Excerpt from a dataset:
· · · · ·

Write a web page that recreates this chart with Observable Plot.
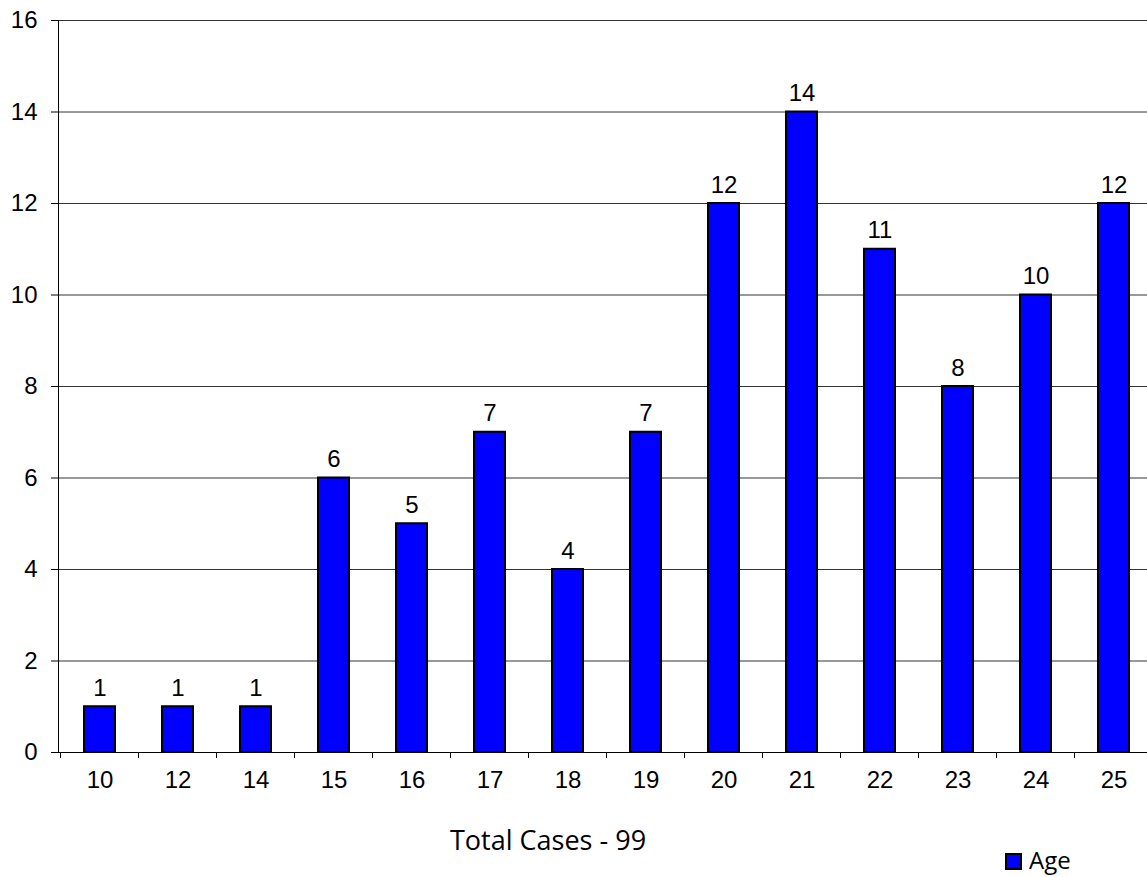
<!DOCTYPE html>
<html>
<head>
<meta charset="utf-8">
<script src="https://cdn.jsdelivr.net/npm/d3@7"></script>
<script src="https://cdn.jsdelivr.net/npm/@observablehq/plot@0.6"></script>
<style>
  html, body { margin: 0; padding: 0; background: #fff; overflow: hidden; width: 1147px; height: 877px; }
  #wrap { position: relative; width: 1147px; height: 877px; }
  #chart svg { overflow: visible; }
  #caption { position: absolute; left: 450px; top: 826px; font-family: "Open Sans", sans-serif; font-size: 27px; line-height: 27px; color: #000; white-space: nowrap; }
  #legend-swatch { position: absolute; left: 1005px; top: 853px; width: 17px; height: 17px; box-sizing: border-box; border: 2px solid #000; background: #0000FF; }
  #legend-label { position: absolute; left: 1029px; top: 848px; font-family: "Open Sans", sans-serif; font-size: 24px; line-height: 24px; color: #000; white-space: nowrap; }
</style>
</head>
<body>
<div id="wrap">
  <div id="chart"></div>
  <div id="caption"></div>
  <div id="legend-swatch"></div>
  <div id="legend-label"></div>
</div>
<script>
// ---- Data ----
const ages = ["10", "12", "14", "15", "16", "17", "18", "19", "20", "21", "22", "23", "24", "25"];
const cases = [1, 1, 1, 6, 5, 7, 4, 7, 12, 14, 11, 8, 10, 12];
const yTicks = [0, 2, 4, 6, 8, 10, 12, 14, 16];
const captionText = "Total Cases - 99";
const seriesName = "Age";

const data = ages.map((a, i) => ({ age: a, n: cases[i] }));

// category boundary ticks drawn from the band scale
function boundaryTicks(index, scales) {
  const x = scales.x, y = scales.y;
  const step = x(ages[1]) - x(ages[0]);
  let bw;
  if (scales.scales && scales.scales.x && typeof scales.scales.x.bandwidth === "number") bw = scales.scales.x.bandwidth;
  else if (typeof x.bandwidth === "function") bw = x.bandwidth();
  else bw = step * 0.4;
  const gap = (step - bw) / 2;
  const pos = ages.map(a => x(a) - gap);
  pos.push(x(ages[ages.length - 1]) + bw + gap);
  const y0 = y(0);
  const g = d3.create("svg:g").attr("stroke", "#000").attr("stroke-width", 1);
  for (const p of pos) {
    g.append("line").attr("x1", p).attr("x2", p).attr("y1", y0).attr("y2", y0 + 6);
  }
  return g.node();
}

const FS = 24;

const chart = Plot.plot({
  width: 1147,
  height: 800,
  marginTop: 20,
  marginBottom: 48,
  marginLeft: 58,
  marginRight: -8,
  style: { fontFamily: "'Liberation Sans', Arial, sans-serif", fontSize: FS + "px", color: "#000", background: "transparent", overflow: "visible" },
  x: { type: "band", domain: ages, paddingInner: 0.6, paddingOuter: 0.3, label: null },
  y: { domain: [0, 16], label: null },
  marks: [
    Plot.gridY(yTicks, { stroke: "#333", strokeOpacity: 1, strokeWidth: 1 }),
    Plot.axisY(yTicks, { tickSize: 7, tickPadding: 14, label: null, stroke: "#000", fontSize: FS }),
    Plot.frame({ anchor: "left", stroke: "#000" }),
    Plot.ruleY([0], { stroke: "#000" }),
    Plot.barY(data, { x: "age", y: "n", fill: "#0000FF", stroke: "#000", strokeWidth: 2 }),
    Plot.text(data, { x: "age", y: "n", text: d => String(d.n), lineAnchor: "bottom", dy: -11, fontSize: FS, fill: "#000" }),
    Plot.axisX({ tickSize: 0, tickPadding: 18, label: null, fontSize: FS }),
    boundaryTicks
  ]
});

document.getElementById("chart").appendChild(chart);
document.getElementById("caption").textContent = captionText;
document.getElementById("legend-label").textContent = seriesName;
</script>
</body>
</html>
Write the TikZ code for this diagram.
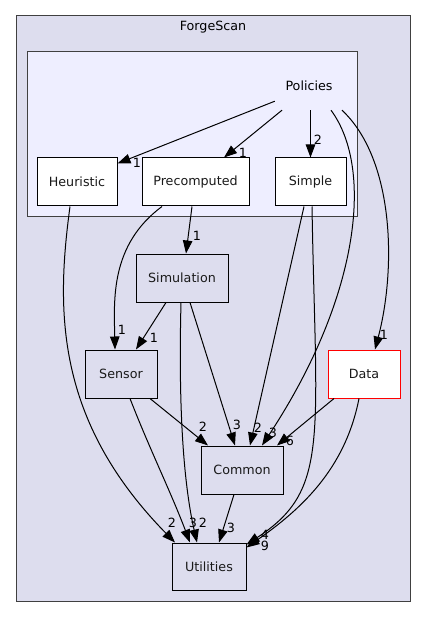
\documentclass[tikz,border=0pt]{standalone}
\usepackage{fontspec}
\setmainfont{DejaVu Sans}
\usetikzlibrary{arrows.meta}
\definecolor{outerfill}{HTML}{DDDDEE}
\definecolor{innerfill}{HTML}{EEEEFF}
\definecolor{framegray}{HTML}{404040}
\definecolor{textgray}{HTML}{1A1A1A}
\newcommand{\dirfont}{\fontsize{12.7}{15}\selectfont}
\tikzset{
  dirbox/.style   = {draw=black,fill=outerfill,minimum height=48pt,inner sep=0pt,
                     font=\dirfont,text=textgray,line width=1pt},
  leafbox/.style  = {dirbox,fill=white},
  cluster/.style  = {draw=framegray,line width=1pt},
  dep/.style      = {-{Triangle[length=13pt,width=9.5pt]},line width=1pt},
  elabel/.style   = {font=\dirfont,inner sep=0pt},
}

\begin{document}
\begin{tikzpicture}[x=1pt,y=-1pt]
  \useasboundingbox (0,0) rectangle (427,617);
  \fill[white] (0,0) rectangle (427,617);
  % clusters
  \draw[cluster,fill=outerfill] (16,16) rectangle (410,601);
  \node[font=\dirfont] (forgescan) at (213,27) {ForgeScan};
  \draw[cluster,fill=innerfill] (27,52) rectangle (357,217);
  \node[font=\dirfont,minimum width=70pt,minimum height=48pt,inner sep=0pt]
    (policies) at (309,86) {Policies};
  % directories
  \node[leafbox,minimum width=80pt]  (heuristic)   at (77,182)    {Heuristic};
  \node[leafbox,minimum width=107pt] (precomputed) at (195.5,182) {Precomputed};
  \node[leafbox,minimum width=71pt]  (simple)      at (310.5,182) {Simple};
  \node[dirbox,minimum width=92pt]   (simulation)  at (182,278)   {Simulation};
  \node[dirbox,minimum width=72pt]   (sensor)      at (121,374)   {Sensor};
  \node[leafbox,draw=red,minimum width=72pt] (data) at (364,374)  {Data};
  \node[dirbox,minimum width=82pt]   (common)      at (242,470)   {Common};
  \node[dirbox,minimum width=74pt,minimum height=47pt] (utilities) at (209,566.5) {Utilities};
  % dependencies
  \draw[dep] ([xshift=1pt,yshift=9pt]policies.south west) -- ([yshift=-6pt]heuristic.north east)
    node[elabel] (l-ph) at (137,163) {1};
  \draw[dep] ([xshift=-27pt]policies.south) -- ([xshift=28.5pt]precomputed.north)
    node[elabel] (l-pp) at (243,153) {1};
  \draw[dep] ([xshift=1.5pt]policies.south) -- (simple.north)
    node[elabel] (l-ps) at (318,140) {2};
  \draw[dep] ([xshift=22pt]policies.south) .. controls (375,170) and (358,300) .. ([xshift=20pt]common.north)
    node[elabel] (l-pc) at (273,433) {3};
  \draw[dep] ([xshift=33pt]policies.south) .. controls (395,160) and (396,270) .. ([xshift=11pt]data.north)
    node[elabel] (l-pd) at (384,335) {1};
  \draw[dep] ([xshift=-7pt]heuristic.south) .. controls (56,310) and (55,420) .. ([xshift=-34pt]utilities.north)
    node[elabel] (l-hu) at (172,523) {2};
  \draw[dep] ([xshift=-33.5pt]precomputed.south) .. controls (110,245) and (114,300) .. ([xshift=-6pt]sensor.north)
    node[elabel] (l-pse) at (122,330) {1};
  \draw[dep] ([xshift=-3.5pt]precomputed.south) -- ([xshift=4pt]simulation.north)
    node[elabel] (l-psi) at (197,236) {1};
  \draw[dep] ([xshift=-6.5pt]simple.south) -- ([xshift=8pt]common.north)
    node[elabel] (l-sc) at (258,428) {2};
  \draw[dep] ([xshift=1.5pt]simple.south) .. controls (316,440) and (330,490) .. ([yshift=-2pt]utilities.north east)
    node[elabel] (l-su) at (265,535) {4};
  \draw[dep] ([xshift=-16pt]simulation.south) -- ([xshift=15pt]sensor.north)
    node[elabel] (l-sis) at (154,338) {1};
  \draw[dep] ([xshift=8pt]simulation.south) -- ([xshift=-7pt]common.north)
    node[elabel] (l-sic) at (237,425) {3};
  \draw[dep] ([xshift=-1pt]simulation.south) .. controls (178,420) and (185,490) .. ([xshift=-12pt]utilities.north)
    node[elabel] (l-siu) at (203,523) {2};
  \draw[dep] ([xshift=29pt]sensor.south) -- ([xshift=-34pt]common.north)
    node[elabel] (l-sec) at (203,427) {2};
  \draw[dep] ([xshift=9pt]sensor.south) .. controls (150,450) and (170,490) .. ([xshift=-19pt]utilities.north)
    node[elabel] (l-seu) at (193,523) {3};
  \draw[dep] ([xshift=-8pt]common.south) -- ([xshift=10pt]utilities.north)
    node[elabel] (l-cu) at (231,528) {3};
  \draw[dep] ([xshift=-30pt]data.south) -- ([xshift=35pt]common.north)
    node[elabel] (l-dc) at (290,441) {6};
  \draw[dep] ([xshift=-5pt]data.south) .. controls (345,470) and (300,510) .. ([yshift=-5pt]utilities.north east)
    node[elabel] (l-du) at (265,546) {9};
\end{tikzpicture}
\end{document}
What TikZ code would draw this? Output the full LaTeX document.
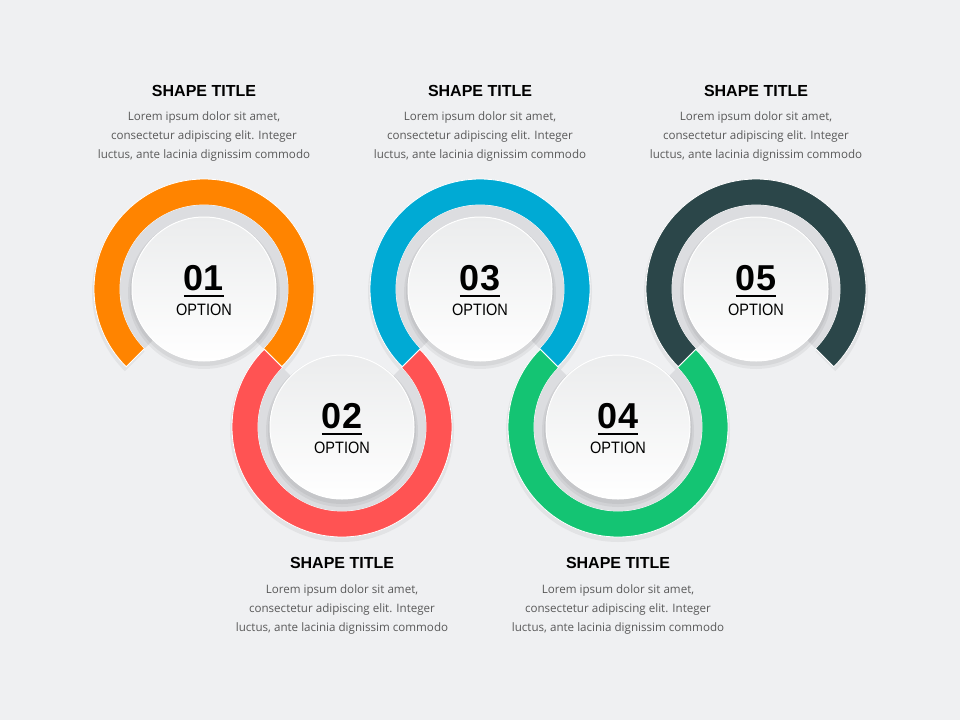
\documentclass[tikz,border=0pt]{standalone}
\usepackage{fontspec}
\setmainfont{Liberation Sans}
\newfontfamily\bodyfont{Open Sans}
\newfontfamily\optfont[FakeStretch=0.88]{Liberation Sans}
\definecolor{bggray}{HTML}{EFF0F2}
\definecolor{textgray}{HTML}{595959}
\definecolor{bandgray}{HTML}{DCDDE0}
\definecolor{diskgray}{HTML}{EBECED}
\definecolor{ringorange}{HTML}{FF8400}
\definecolor{ringred}{HTML}{FF5353}
\definecolor{ringblue}{HTML}{00AAD4}
\definecolor{ringgreen}{HTML}{14C473}
\definecolor{ringdark}{HTML}{2B4649}

\begin{document}
\begin{tikzpicture}[
    x=1pt, y=1pt,
    title/.style={
        font=\bfseries\fontsize{16}{19}\selectfont,
        text=black
    },
    body/.style={
        font=\bodyfont\fontsize{11.6}{19}\selectfont,
        text=textgray,
        align=center
    },
    number/.style={
        font=\bfseries\fontsize{36}{36}\selectfont,
        inner sep=0pt,
        anchor=base
    },
    option/.style={
        font=\optfont\fontsize{16.5}{17}\selectfont,
        inner sep=0pt,
        anchor=base
    },
    disk/.style={
        circle,
        minimum size=144pt,
        inner sep=0pt,
        top color=diskgray,
        bottom color=white,
        draw=white,
        line width=1pt
    },
    ring/.style={draw=white, line width=0.8pt},
    band/.style={fill=bandgray},
    shade/.style={fill=black, opacity=0.05}
]
\useasboundingbox (0,0) rectangle (960,-720);
\fill[bggray] (0,0) rectangle (960,-720);

\coordinate (c1) at (204,-289);
\coordinate (c2) at (342,-427);
\coordinate (c3) at (480,-289);
\coordinate (c4) at (618,-427);
\coordinate (c5) at (756,-289);

% ring shadows
\fill[shade] ([yshift=-3pt]c1) ++(-45:112) arc[start angle=-45, end angle=225, radius=112] -- ++(45:28) arc[start angle=225, end angle=-45, radius=84] -- cycle;
\fill[shade] ([yshift=-3pt]c2) ++(135:112) arc[start angle=135, end angle=405, radius=112] -- ++(225:28) arc[start angle=405, end angle=135, radius=84] -- cycle;
\fill[shade] ([yshift=-3pt]c3) ++(-45:112) arc[start angle=-45, end angle=225, radius=112] -- ++(45:28) arc[start angle=225, end angle=-45, radius=84] -- cycle;
\fill[shade] ([yshift=-3pt]c4) ++(135:112) arc[start angle=135, end angle=405, radius=112] -- ++(225:28) arc[start angle=405, end angle=135, radius=84] -- cycle;
\fill[shade] ([yshift=-3pt]c5) ++(-45:112) arc[start angle=-45, end angle=225, radius=112] -- ++(45:28) arc[start angle=225, end angle=-45, radius=84] -- cycle;

% coloured rings
\draw[ring, fill=ringorange] (c1) ++(-45:110) arc[start angle=-45, end angle=225, radius=110] -- ++(45:26) arc[start angle=225, end angle=-45, radius=84] -- cycle;
\draw[ring, fill=ringred] (c2) ++(135:110) arc[start angle=135, end angle=405, radius=110] -- ++(225:26) arc[start angle=405, end angle=135, radius=84] -- cycle;
\draw[ring, fill=ringblue] (c3) ++(-45:110) arc[start angle=-45, end angle=225, radius=110] -- ++(45:26) arc[start angle=225, end angle=-45, radius=84] -- cycle;
\draw[ring, fill=ringgreen] (c4) ++(135:110) arc[start angle=135, end angle=405, radius=110] -- ++(225:26) arc[start angle=405, end angle=135, radius=84] -- cycle;
\draw[ring, fill=ringdark] (c5) ++(-45:110) arc[start angle=-45, end angle=225, radius=110] -- ++(45:26) arc[start angle=225, end angle=-45, radius=84] -- cycle;

% inner gray bands
\fill[band] (c1) ++(-45:84) arc[start angle=-45, end angle=225, radius=84] -- ++(45:12) arc[start angle=225, end angle=-45, radius=72] -- cycle;
\fill[band] (c2) ++(135:84) arc[start angle=135, end angle=405, radius=84] -- ++(225:12) arc[start angle=405, end angle=135, radius=72] -- cycle;
\fill[band] (c3) ++(-45:84) arc[start angle=-45, end angle=225, radius=84] -- ++(45:12) arc[start angle=225, end angle=-45, radius=72] -- cycle;
\fill[band] (c4) ++(135:84) arc[start angle=135, end angle=405, radius=84] -- ++(225:12) arc[start angle=405, end angle=135, radius=72] -- cycle;
\fill[band] (c5) ++(-45:84) arc[start angle=-45, end angle=225, radius=84] -- ++(45:12) arc[start angle=225, end angle=-45, radius=72] -- cycle;

% disk shadows
\fill[shade] ([yshift=-4pt]c1) circle (76);
\fill[shade] ([yshift=-3pt]c1) circle (74);
\fill[shade] ([yshift=-4pt]c2) circle (76);
\fill[shade] ([yshift=-3pt]c2) circle (74);
\fill[shade] ([yshift=-4pt]c3) circle (76);
\fill[shade] ([yshift=-3pt]c3) circle (74);
\fill[shade] ([yshift=-4pt]c4) circle (76);
\fill[shade] ([yshift=-3pt]c4) circle (74);
\fill[shade] ([yshift=-4pt]c5) circle (76);
\fill[shade] ([yshift=-3pt]c5) circle (74);

% white disks
\node [disk] (d1) at (c1) {};
\node [disk] (d2) at (c2) {};
\node [disk] (d3) at (c3) {};
\node [disk] (d4) at (c4) {};
\node [disk] (d5) at (c5) {};

% numbers and options
\node [number] (n1) at ([yshift=-1.7pt]d1.center) {01};
\node [number] (n2) at ([yshift=-1.7pt]d2.center) {02};
\node [number] (n3) at ([yshift=-1.7pt]d3.center) {03};
\node [number] (n4) at ([yshift=-1.7pt]d4.center) {04};
\node [number] (n5) at ([yshift=-1.7pt]d5.center) {05};

\draw[line width=2pt] ([yshift=-5pt]n1.south west) -- ([yshift=-5pt]n1.south east);
\draw[line width=2pt] ([yshift=-5pt]n2.south west) -- ([yshift=-5pt]n2.south east);
\draw[line width=2pt] ([yshift=-5pt]n3.south west) -- ([yshift=-5pt]n3.south east);
\draw[line width=2pt] ([yshift=-5pt]n4.south west) -- ([yshift=-5pt]n4.south east);
\draw[line width=2pt] ([yshift=-5pt]n5.south west) -- ([yshift=-5pt]n5.south east);

\node [option] (o1) at ([yshift=-26pt]d1.center) {OPTION};
\node [option] (o2) at ([yshift=-26pt]d2.center) {OPTION};
\node [option] (o3) at ([yshift=-26pt]d3.center) {OPTION};
\node [option] (o4) at ([yshift=-26pt]d4.center) {OPTION};
\node [option] (o5) at ([yshift=-26pt]d5.center) {OPTION};

% titles and texts
\node [title] (t1) at (204,-90.5) {SHAPE TITLE};
\node [title] (t3) at (480,-90.5) {SHAPE TITLE};
\node [title] (t5) at (756,-90.5) {SHAPE TITLE};
\node [title] (t2) at (342,-563) {SHAPE TITLE};
\node [title] (t4) at (618,-563) {SHAPE TITLE};

\node [body] (p1) at (204,-136) {Lorem ipsum dolor sit amet,\\consectetur adipiscing elit. Integer\\luctus, ante lacinia dignissim commodo};
\node [body] (p3) at (480,-136) {Lorem ipsum dolor sit amet,\\consectetur adipiscing elit. Integer\\luctus, ante lacinia dignissim commodo};
\node [body] (p5) at (756,-136) {Lorem ipsum dolor sit amet,\\consectetur adipiscing elit. Integer\\luctus, ante lacinia dignissim commodo};
\node [body] (p2) at (342,-609) {Lorem ipsum dolor sit amet,\\consectetur adipiscing elit. Integer\\luctus, ante lacinia dignissim commodo};
\node [body] (p4) at (618,-609) {Lorem ipsum dolor sit amet,\\consectetur adipiscing elit. Integer\\luctus, ante lacinia dignissim commodo};
\end{tikzpicture}
\end{document}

· · · · ·

WHAT THIS TASK INVOLVES: Above are some records; extract exactly the lines from the one containing "What TikZ code" through the one containing "(c5) at (756,-289);" and drop the pictures.

EXPECTED OUTPUT:
What TikZ code would draw this? Output the full LaTeX document.
\documentclass[tikz,border=0pt]{standalone}
\usepackage{fontspec}
\setmainfont{Liberation Sans}
\newfontfamily\bodyfont{Open Sans}
\newfontfamily\optfont[FakeStretch=0.88]{Liberation Sans}
\definecolor{bggray}{HTML}{EFF0F2}
\definecolor{textgray}{HTML}{595959}
\definecolor{bandgray}{HTML}{DCDDE0}
\definecolor{diskgray}{HTML}{EBECED}
\definecolor{ringorange}{HTML}{FF8400}
\definecolor{ringred}{HTML}{FF5353}
\definecolor{ringblue}{HTML}{00AAD4}
\definecolor{ringgreen}{HTML}{14C473}
\definecolor{ringdark}{HTML}{2B4649}

\begin{document}
\begin{tikzpicture}[
    x=1pt, y=1pt,
    title/.style={
        font=\bfseries\fontsize{16}{19}\selectfont,
        text=black
    },
    body/.style={
        font=\bodyfont\fontsize{11.6}{19}\selectfont,
        text=textgray,
        align=center
    },
    number/.style={
        font=\bfseries\fontsize{36}{36}\selectfont,
        inner sep=0pt,
        anchor=base
    },
    option/.style={
        font=\optfont\fontsize{16.5}{17}\selectfont,
        inner sep=0pt,
        anchor=base
    },
    disk/.style={
        circle,
        minimum size=144pt,
        inner sep=0pt,
        top color=diskgray,
        bottom color=white,
        draw=white,
        line width=1pt
    },
    ring/.style={draw=white, line width=0.8pt},
    band/.style={fill=bandgray},
    shade/.style={fill=black, opacity=0.05}
]
\useasboundingbox (0,0) rectangle (960,-720);
\fill[bggray] (0,0) rectangle (960,-720);

\coordinate (c1) at (204,-289);
\coordinate (c2) at (342,-427);
\coordinate (c3) at (480,-289);
\coordinate (c4) at (618,-427);
\coordinate (c5) at (756,-289);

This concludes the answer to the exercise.